Hey, I voted for Michels
Sen. Russ Feingold (D-Wisconsin; “D” is for “dingleberry”) has been talking some trash lately, even though he’s only a “maybe” for the 2008 Presidential election. Of course, at this stage in ‘06, “maybe” just means “will run,” “probably not” means “will run,” and anything short of “if I run for President, shoot me, here it is in writing” means “will run.”
Well, correction: Feingold’s not a dingleberry. I like his personality way better than Hillary Clinton, Ted Kennedy, John Kerry, and The Guy Who Beat Lieberman In The Primaries put together. All of those people are stupid and inconsistent - Feingold is at least consistent in his stupidity.
Don’t believe me? Just look what some guy from Iowa said:
“He is, I think, the one Democrat who can say he’s 100 percent pure,” says columnist David Yepsen of the Des Moines Register.
I know it sounds like Yepsen really has the hots for Feingold, but I guess if you’re going for “pure Democrat,” Feingold fits the bill just fine. The best thing he has going for him is a name that newspapers can make puns out of: “Feelin’ Feingold” or something. These days, that’s actually important.
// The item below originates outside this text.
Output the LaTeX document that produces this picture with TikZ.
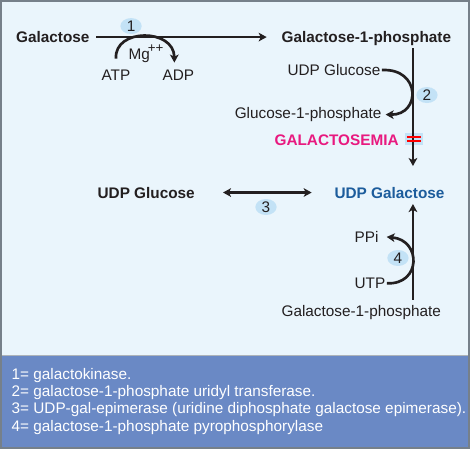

To stay on point, what was it that Feingold has been saying? That because of his consistency, and because of his staunchly Democratic stances on issues like the War on Iraq - the one Democrat to vote against it back in ‘03 - he has a chance to beat Hillary Clinton.
But, Roy Williams also “guarunteed” a win against the Bears yesterday. Result? Four touchdowns for Rex Grossman, and that’s all she wrote.